#### [Exercise description]
Take every line from the material that has the word "image" in it.

#### [Working data]

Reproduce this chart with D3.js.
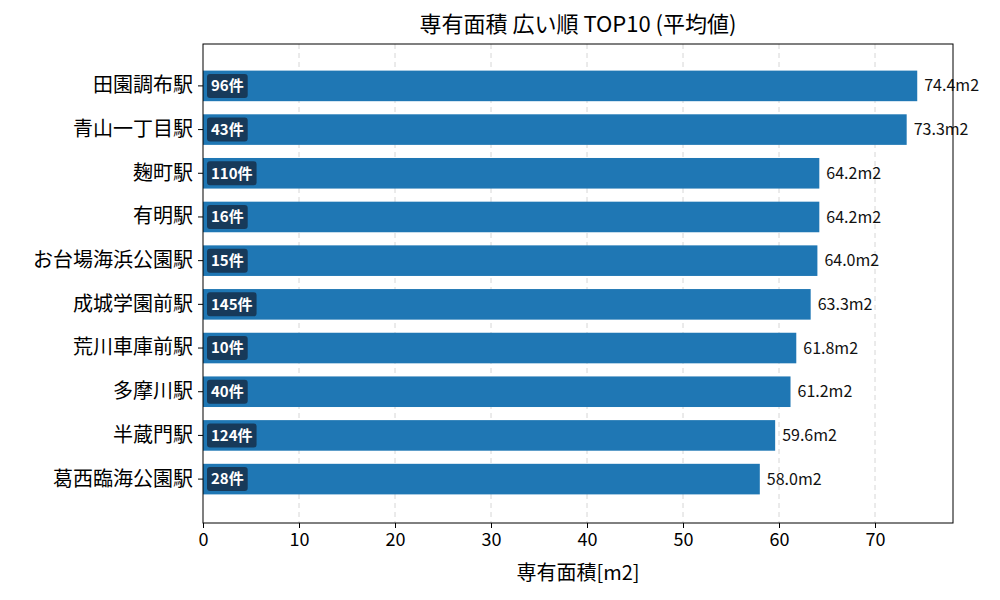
<!DOCTYPE html><html><head><meta charset="utf-8">
<script src="https://cdn.jsdelivr.net/npm/d3@7"></script>
<style>body{margin:0;background:#fff}text{font-family:"Noto Sans CJK JP","Noto Sans",sans-serif}</style></head><body>
<svg id="c" width="1000" height="600"></svg>
<script>
const stations=["田園調布駅","青山一丁目駅","麹町駅","有明駅","お台場海浜公園駅","成城学園前駅","荒川車庫前駅","多摩川駅","半蔵門駅","葛西臨海公園駅"];
const areas=[74.4,73.3,64.2,64.2,64.0,63.3,61.8,61.2,59.6,58.0];
const counts=[96,43,110,16,15,145,10,40,124,28];
const xTicks=[0,10,20,30,40,50,60,70];
const svg=d3.select("#c");
const L=203,R=953,T=44,B=523;
const x=d3.scaleLinear().domain([0,78.125]).range([L,R]);
const y=d3.scaleBand().domain(stations).range([57.5,507.5]).padding(0.3);
const g=svg.append("g");
g.selectAll(".gl").data(xTicks.slice(1)).join("line").attr("x1",d=>x(d)).attr("x2",d=>x(d)).attr("y1",T).attr("y2",B).attr("stroke","#ccc").attr("stroke-dasharray","5,4").attr("stroke-width",0.8);
g.selectAll(".bar").data(stations).join("rect").attr("x",x(0)).attr("y",d=>y(d)).attr("width",(d,i)=>x(areas[i])-x(0)).attr("height",y.bandwidth()).attr("fill","#1f77b4");
g.selectAll(".val").data(stations).join("text").attr("x",(d,i)=>x(areas[i])+7).attr("y",d=>y(d)+y.bandwidth()/2).attr("dy","0.35em").attr("font-size",16).attr("fill","#111").text((d,i)=>areas[i].toFixed(1)+"m2");
const badge=g.selectAll(".b").data(stations).join("g");
badge.each(function(d,i){
 const gg=d3.select(this);
 const t=gg.append("text").attr("x",211).attr("y",y(d)+y.bandwidth()/2).attr("dy","0.35em").attr("font-size",15).attr("font-weight","bold").attr("fill","#fff").text(counts[i]+"件");
 const w=t.node().getComputedTextLength();
 gg.insert("rect","text").attr("x",207).attr("y",y(d)+y.bandwidth()/2-12).attr("width",w+8).attr("height",24).attr("rx",3).attr("fill","#173a5a");
});
svg.append("rect").attr("x",L).attr("y",T).attr("width",R-L).attr("height",B-T).attr("fill","none").attr("stroke","#000").attr("stroke-width",1);
const xa=svg.append("g").attr("transform",`translate(0,${B})`).call(d3.axisBottom(x).tickValues(xTicks).tickSize(5).tickPadding(5));
xa.select(".domain").remove();xa.selectAll("text").attr("font-size",18).attr("fill","#000");
const ya=svg.append("g").attr("transform",`translate(${L},0)`).call(d3.axisLeft(y).tickSize(5).tickPadding(5));
ya.select(".domain").remove();ya.selectAll("text").attr("font-size",20).attr("fill","#000");
svg.append("text").attr("x",578).attr("y",580).attr("text-anchor","middle").attr("font-size",20).text("専有面積[m2]");
svg.append("text").attr("x",578).attr("y",32).attr("text-anchor","middle").attr("font-size",22).text("専有面積 広い順 TOP10 (平均値)");
</script></body></html>
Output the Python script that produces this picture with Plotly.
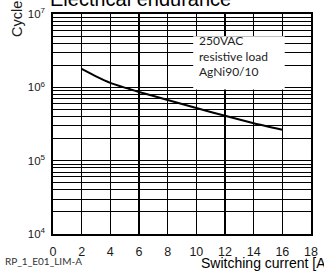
import plotly.graph_objects as go

# Data
current_a = [2, 3, 4, 5, 6, 8, 10, 12, 14, 16]
cycles = [1.78e6, 1.41e6, 1.15e6, 0.99e6, 0.866e6, 0.673e6, 0.523e6, 0.409e6, 0.324e6, 0.264e6]

x_ticks = [0, 2, 4, 6, 8, 10, 12, 14, 16, 18]
decades = [4, 5, 6, 7]
y_tickvals = []
y_ticktext = []
for d in decades:
    for k in range(1, 10):
        if d == 7 and k > 1:
            break
        y_tickvals.append(k * 10 ** d)
        y_ticktext.append(f"10<sup>{d}</sup>" if k == 1 else "")

title_text = "Electrical endurance"
y_title = "Cycles"
x_title = "Switching current [A]"
box_lines = ["250VAC", "resistive load", "AgNi90/10"]
code_text = "RP_1_E01_LIM-A"

W, H = 324, 273
ml, mr, mt, mb = 53, 6, 7, 39
pw, ph = W - ml - mr, H - mt - mb

def px_x(p):
    return (p - ml) / pw

def px_y(p):
    return 1 - (p - mt) / ph

fig = go.Figure()
fig.add_trace(go.Scatter(
    x=current_a, y=cycles, mode="lines",
    line=dict(color="black", width=2, shape="spline", smoothing=0.6),
    showlegend=False, hoverinfo="skip",
))

fig.update_layout(
    width=W, height=H,
    margin=dict(l=ml, r=mr, t=mt, b=mb, pad=0),
    paper_bgcolor="white", plot_bgcolor="white",
    font=dict(family="Liberation Sans, Arial, sans-serif", color="#1a1a1a"),
    xaxis=dict(
        range=[0, 18], tickvals=x_ticks, ticktext=[str(v) for v in x_ticks],
        showgrid=True, gridcolor="black", gridwidth=1.6,
        zeroline=False, showline=True, linecolor="black", linewidth=1.6, mirror=True,
        ticks="", tickfont=dict(size=12.5, color="#1a1a1a"),
        ticklabelstandoff=5,
    ),
    yaxis=dict(
        type="log", range=[4, 7], tickvals=y_tickvals, ticktext=y_ticktext,
        showgrid=True, gridcolor="black", gridwidth=1,
        zeroline=False, showline=True, linecolor="black", linewidth=1.6, mirror=True,
        ticks="", tickfont=dict(size=11.5, color="#1a1a1a"),
        ticklabelstandoff=4,
    ),
    shapes=[dict(
        type="rect", xref="paper", yref="paper",
        x0=px_x(197), x1=px_x(291), y0=px_y(85), y1=px_y(30),
        fillcolor="white", line=dict(width=0), layer="above",
    )],
    annotations=[
        dict(text=title_text, xref="paper", yref="paper", x=px_x(48), y=px_y(-8),
             xanchor="left", yanchor="middle", showarrow=False,
             font=dict(size=20, color="black", family="Liberation Sans, Arial, sans-serif")),
        dict(text=y_title, xref="paper", yref="paper", x=px_x(16), y=px_y(8),
             xanchor="center", yanchor="middle", textangle=-90, showarrow=False,
             font=dict(size=14.5, color="#1a1a1a")),
        dict(text=x_title, xref="paper", yref="paper", x=px_x(203), y=px_y(264),
             xanchor="left", yanchor="middle", showarrow=False,
             font=dict(size=14, color="black")),
        dict(text=code_text, xref="paper", yref="paper", x=px_x(2), y=px_y(262),
             xanchor="left", yanchor="middle", showarrow=False,
             font=dict(size=10, color="#333333", family="Lato, Open Sans, sans-serif")),
        dict(text="<br>".join(box_lines), xref="paper", yref="paper", x=px_x(201), y=px_y(50),
             xanchor="left", yanchor="middle", align="left", showarrow=False,
             font=dict(size=12, color="#222222", family="Lato, Open Sans, sans-serif")),
    ],
)

fig.write_html(
    "out.html",
    config={"displayModeBar": False, "staticPlot": True},
    post_script="document.body.style.margin='0';document.body.style.overflow='hidden';",
)
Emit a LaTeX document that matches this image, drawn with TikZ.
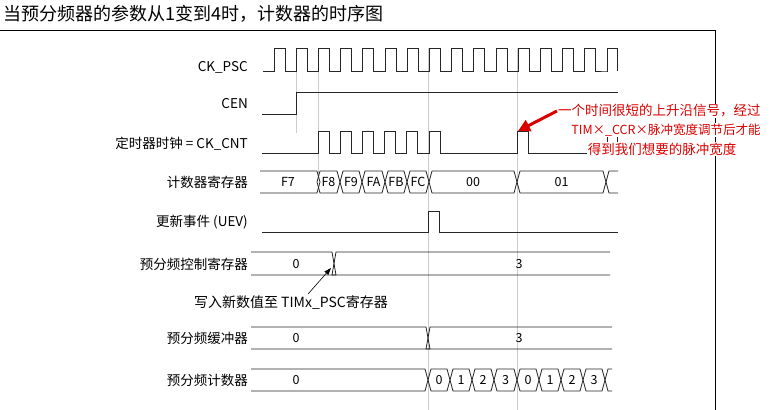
\documentclass[tikz,border=0pt]{standalone}
\usepackage{fontspec}
\setmainfont{Noto Sans CJK SC}
\usetikzlibrary{arrows.meta}
\newcommand\hexseg[5]{% a b top bot label
  \draw[sig] (#1,{(#3+#4)/2}) -- (#1+3,#3) -- (#2-3,#3) -- (#2,{(#3+#4)/2}) -- (#2-3,#4) -- (#1+3,#4) -- cycle;
  \node[val] at ({(#1+#2)/2},{(#3+#4)/2}) {#5};}
\begin{document}
\begin{tikzpicture}[x=1pt,y=-1pt,
  sig/.style={line width=0.8pt,black!85},
  grid/.style={line width=0.5pt,black!20},
  lab/.style={anchor=east,font=\fontsize{13.5}{14}\selectfont,inner sep=0},
  val/.style={font=\fontsize{12.5}{13}\selectfont,inner sep=0},
  red/.style={text=red!85!black,font=\fontsize{13.5}{15}\selectfont,fill=white,inner sep=1pt}]
\useasboundingbox (0,0) rectangle (772,410);
% frame
\draw[line width=0.8pt] (0,30) -- (715,30) -- (715,410);
\node[anchor=west,inner sep=0,font=\fontsize{18}{19}\selectfont] (title) at (3,14) {当预分频器的参数从1变到4时，计数器的时序图};
% grid lines
\draw[grid] (296,48) -- (296,133);
\draw[grid] (318,48) -- (318,175);
\draw[grid] (428,48) -- (428,410);
\draw[grid] (517,48) -- (517,410);
% labels
\node[lab] (l1) at (248,67) {CK\_PSC};
\node[lab] (l2) at (248,104) {CEN};
\node[lab] (l3) at (248,144) {定时器时钟 = CK\_CNT};
\node[lab] (l4) at (248,182) {计数器寄存器};
\node[lab] (l5) at (248,222) {更新事件 (UEV)};
\node[lab] (l6) at (248,264) {预分频控制寄存器};
\node[lab] (l7) at (248,338) {预分频缓冲器};
\node[lab] (l8) at (248,380) {预分频计数器};
% CK_PSC
\draw[sig] (263,71) -- (274,71)
  \foreach \i in {0,...,14} { -- ({274+22.2*\i},71) -- ({274+22.2*\i},48) -- ({285+22.2*\i},48) -- ({285+22.2*\i},71) -- ({296.2+22.2*\i},71)}
  -- (607,71) -- (607,48) -- (617,48) -- (617,71);
% CEN
\draw[sig] (262,114) -- (296,114) -- (296,92) -- (618,92);
% CK_CNT
\draw[sig] (262,153)
  \foreach \x in {318,340.2,362.4,384.6,406.8,429,517.8} { -- (\x,153) -- (\x,131) -- (\x+11,131) -- (\x+11,153)} -- (607,153) -- (607,131) -- (617,131) -- (617,153);
% counter register
\draw[sig] (260,171) -- (317,171) -- (320,182) -- (317,193) -- (260,193);
\node[val] at (288,182) {F7};
\hexseg{317}{340}{171}{193}{F8}
\hexseg{340}{362}{171}{193}{F9}
\hexseg{362}{385}{171}{193}{FA}
\hexseg{385}{407}{171}{193}{FB}
\hexseg{407}{429}{171}{193}{FC}
\hexseg{429}{517}{171}{193}{00}
\hexseg{517}{606}{171}{193}{01}
\draw[sig] (618,171) -- (609,171) -- (606,182) -- (609,193) -- (618,193);
% UEV
\draw[sig] (262,232) -- (428,232) -- (428,211) -- (439,211) -- (439,232) -- (618,232);
% prescaler control
\draw[sig] (251,252) -- (332,252) -- (336,275) -- (251,275);
\draw[sig] (610,252) -- (336,252) -- (332,275) -- (610,275);
\node[val] at (296,264) {0};
\node[val] at (519,264) {3};
\coordinate (wr) at (331,268);
\node[inner sep=1pt,font=\fontsize{14}{15}\selectfont] (note) at (291,303) {写入新数值至 TIMx\_PSC寄存器};
\draw[line width=0.6pt,-{Triangle[length=7pt,width=5pt]}] (308,294) -- (wr);
% prescaler buffer
\draw[sig] (251,327) -- (426,327) -- (430,349) -- (251,349);
\draw[sig] (612,327) -- (430,327) -- (426,349) -- (612,349);
\node[val] at (296,338) {0};
\node[val] at (519,338) {3};
% prescaler counter
\draw[sig] (251,369) -- (425,369) -- (428,380) -- (425,391) -- (251,391);
\node[val] at (296,380) {0};
\foreach \a/\b/\t in {428/450/0,450/472/1,472/494/2,494/517/3,517/539/0,539/561/1,561/583/2,583/605/3} {\hexseg{\a}{\b}{369}{391}{\t}}
\draw[sig] (612,369) -- (608,369) -- (605,380) -- (608,391) -- (612,391);
% red annotation
\node[red,anchor=west] (r1) at (557,111) {一个时间很短的上升沿信号，经过};
\node[red,font=\fontsize{12.5}{15}\selectfont] (r2) at (666,130) {TIM×\_CCR×脉冲宽度调节后才能};
\node[red] (r3) at (662,149) {得到我们想要的脉冲宽度};
\coordinate (rp) at (518,131);
\draw[red!85!black,line width=3pt,-{Triangle[length=12pt,width=12pt]}] (r1.west) -- (rp);
\end{tikzpicture}
\end{document}
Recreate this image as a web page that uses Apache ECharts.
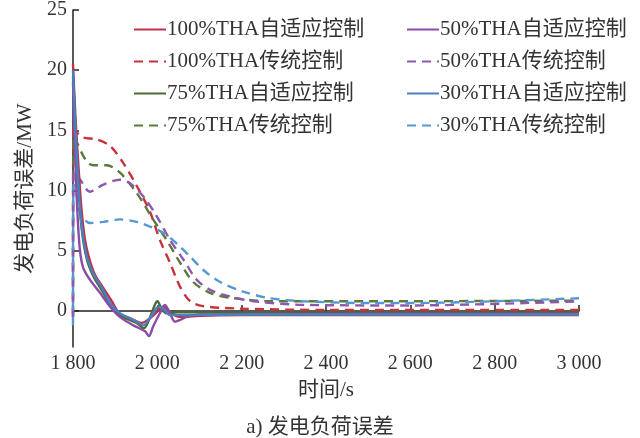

#### [Output for this exercise]
Emit a LaTeX document that matches this image, drawn with TikZ.
Recreate this image as a web page that uses Apache ECharts.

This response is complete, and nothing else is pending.